Fuzzy Matching in Sanctions Screening: How It Works

Fuzzy matching catches name variations that exact matching would miss, but setting the right threshold is key to keeping false positives manageable.

LegalClarity Team

Published May 16, 2026

Fuzzy matching is the backbone of modern sanctions screening. Instead of requiring an exact character-for-character match between a customer name and a sanctions list entry, fuzzy matching algorithms measure how similar two strings of text are and flag potential matches above a chosen similarity threshold. Because names get transliterated, misspelled, abbreviated, and reordered constantly in global finance, exact matching alone would miss a dangerous number of sanctioned parties. Every major compliance filtering system uses some form of fuzzy logic to close that gap.

How Fuzzy Matching Algorithms Work

At their core, fuzzy matching algorithms calculate a “distance” or “similarity” between two text strings. The two most widely used approaches in sanctions screening are Levenshtein distance and Jaro-Winkler similarity, and they solve different parts of the problem.

Levenshtein distance counts the minimum number of single-character insertions, deletions, or substitutions needed to turn one string into another. If converting “Smithe” into “Smith” requires deleting one character, the Levenshtein distance is 1. Lower numbers mean closer matches. This method catches data-entry errors well, since a miskeyed letter or a swapped character is exactly the kind of small edit it’s designed to detect.¹

Jaro-Winkler similarity takes a different angle. It produces a score between 0 and 1, where higher means more similar, and it gives extra weight to strings that share a common prefix. Because people reading names tend to focus on the first few characters, this weighting makes Jaro-Winkler particularly effective for name matching. A name like “Mohammad” and “Mohammed” would score high because the opening characters align closely even though the middle differs.¹

Most production screening systems don’t rely on a single algorithm. They layer multiple approaches, including token-based methods that break full names into individual words and compare them regardless of order, so “Ali Hassan” still matches “Hassan Ali.” The challenge is that no single method catches every type of variation, which is why real-world systems combine several and aggregate the results.

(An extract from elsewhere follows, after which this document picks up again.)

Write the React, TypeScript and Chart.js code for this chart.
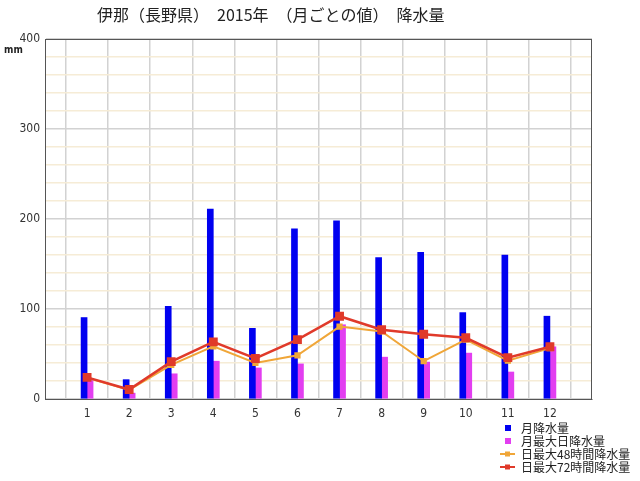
import { useEffect, useRef } from "react";
import { Chart, registerables } from "chart.js";

Chart.register(...registerables);

const TITLE = "伊那（長野県）　2015年　（月ごとの値）　降水量";
const MONTHS = [1, 2, 3, 4, 5, 6, 7, 8, 9, 10, 11, 12];
const MONTHLY = [90.5, 21.5, 103, 211, 78.5, 189, 198, 157, 163, 96, 160, 92];
const MAX_DAILY = [23, 6.5, 28, 42, 34.5, 39, 82.5, 46.5, 41, 51, 30, 58];
const MAX_48H = [23.5, 10, 38, 58.5, 40, 48.5, 80.5, 75, 42, 66, 42.5, 56.5];
const MAX_72H = [24, 10.5, 41.5, 63.5, 45, 66, 92, 77, 72, 68, 46, 58];
const LEGEND = ["月降水量", "月最大日降水量", "日最大48時間降水量", "日最大72時間降水量"];

const BLUE = "#0000f0";
const MAGENTA = "#e23ef0";
const ORANGE = "#f0a638";
const RED = "#e03a2a";
const NUM_FONT = '"DejaVu Sans Condensed", "DejaVu Sans", sans-serif';
const JP_FONT = '"Noto Sans CJK JP", sans-serif';

const pts = (vals: number[]) => vals.map((v, i) => ({ x: MONTHS[i], y: v }));

const decor = {
  id: "decor",
  afterDraw(chart: Chart) {
    const { ctx, chartArea: a } = chart;
    ctx.save();
    // frame
    ctx.strokeStyle = "#555";
    ctx.lineWidth = 1;
    ctx.strokeRect(a.left + 0.5, a.top + 0.5, a.right - a.left - 1, a.bottom - a.top);
    // title
    ctx.fillStyle = "#222";
    ctx.font = `16px ${JP_FONT}`;
    ctx.textBaseline = "middle";
    ctx.textAlign = "left";
    ctx.fillText(TITLE, 97, 15);
    // unit
    ctx.font = `bold 10px ${NUM_FONT}`;
    ctx.fillText("mm", 4, 50);
    // legend
    ctx.font = `12px ${JP_FONT}`;
    LEGEND.forEach((label, i) => {
      const y = 428 + i * 13;
      if (i < 2) {
        ctx.fillStyle = i === 0 ? BLUE : MAGENTA;
        ctx.fillRect(505, y - 3, 6, 6);
      } else {
        const c = i === 2 ? ORANGE : RED;
        ctx.strokeStyle = c;
        ctx.lineWidth = 2;
        ctx.beginPath();
        ctx.moveTo(500, y);
        ctx.lineTo(515, y);
        ctx.stroke();
        ctx.fillStyle = c;
        ctx.fillRect(505, y - 2.5, 5, 5);
      }
      ctx.fillStyle = "#222";
      ctx.fillText(label, 521, y);
    });
    ctx.restore();
  },
};

export default function App() {
  const canvasRef = useRef<HTMLCanvasElement>(null);

  useEffect(() => {
    if (!canvasRef.current) return;
    const chart = new Chart(canvasRef.current, {
      type: "bar",
      data: {
        datasets: [
          {
            type: "line",
            label: LEGEND[3],
            data: pts(MAX_72H),
            borderColor: RED,
            backgroundColor: RED,
            borderWidth: 2.5,
            pointStyle: "rect",
            pointRadius: 4.5,
            order: 1,
          },
          {
            type: "line",
            label: LEGEND[2],
            data: pts(MAX_48H),
            borderColor: ORANGE,
            backgroundColor: ORANGE,
            borderWidth: 2,
            pointStyle: "rect",
            pointRadius: 3,
            order: 2,
          },
          {
            type: "bar",
            label: LEGEND[0],
            data: pts(MONTHLY),
            backgroundColor: BLUE,
            barThickness: 6,
            order: 3,
          },
          {
            type: "bar",
            label: LEGEND[1],
            data: pts(MAX_DAILY),
            backgroundColor: MAGENTA,
            barThickness: 6,
            order: 4,
          },
        ],
      },
      options: {
        animation: false,
        responsive: true,
        maintainAspectRatio: false,
        layout: { padding: { top: 39, right: 48, left: 0, bottom: 0 } },
        plugins: { legend: { display: false }, title: { display: false }, tooltip: { enabled: false } },
        scales: {
          x: {
            type: "linear",
            min: 0,
            max: 13,
            offset: false,
            afterFit: (s: any) => {
              s.height = 82;
            },
            ticks: {
              stepSize: 1,
              padding: 8,
              color: "#333",
              font: { family: NUM_FONT, size: 12 },
              callback: (v: any) => (v >= 1 && v <= 12 ? String(v) : ""),
            },
            grid: { color: "#d2d2d2", lineWidth: 1.5, drawTicks: false },
            border: { color: "#555" },
          },
          y: {
            min: 0,
            max: 400,
            afterFit: (s: any) => {
              s.width = 45;
            },
            ticks: {
              stepSize: 20,
              padding: 5,
              color: "#333",
              font: { family: NUM_FONT, size: 12 },
              callback: (v: any) => (Math.round(v) % 100 === 0 ? String(v) : ""),
            },
            grid: {
              drawTicks: false,
              lineWidth: 1.5,
              color: (c: any) => (c.tick && Math.round(c.tick.value) % 100 === 0 ? "#d2d2d2" : "#f6ecd6"),
            },
            border: { color: "#555" },
          },
        },
      },
      plugins: [decor],
    });
    return () => chart.destroy();
  }, []);

  return (
    <div style={{ position: "absolute", left: 0, top: 0, width: 640, height: 481, background: "#fff" }}>
      <canvas ref={canvasRef} />
    </div>
  );
}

Types of Name Variations These Algorithms Catch

The most straightforward variations are typographical errors: transposed characters, doubled letters, or dropped vowels. “John O’Neil” recorded as “John Oneil” after punctuation is stripped is a textbook case. Phonetic similarities also matter, since “Catherine” and “Katherine” sound identical but differ in spelling. Screening systems typically include phonetic algorithms alongside string-distance methods to handle this category.

Nicknames and common aliases add another layer. A screening system that cannot connect “Robert” to “Bob” or “William” to “Bill” has a serious blind spot. Most commercial platforms maintain alias tables for common name variants, though the coverage varies by language and culture.

The hardest category is transliteration. When a name written in Arabic, Cyrillic, or Chinese script is converted to the Latin alphabet, the result depends on which romanization system was used, who performed the conversion, and sometimes regional dialect. A single Arabic name can yield a dozen legitimate English spellings. “Muammar Gaddafi” has appeared in Western records as “Moammar Qadhafi,” “Mumar Kaddafi,” and numerous other variants. Fuzzy matching is the only practical way to link these, and it’s the scenario where threshold calibration matters most.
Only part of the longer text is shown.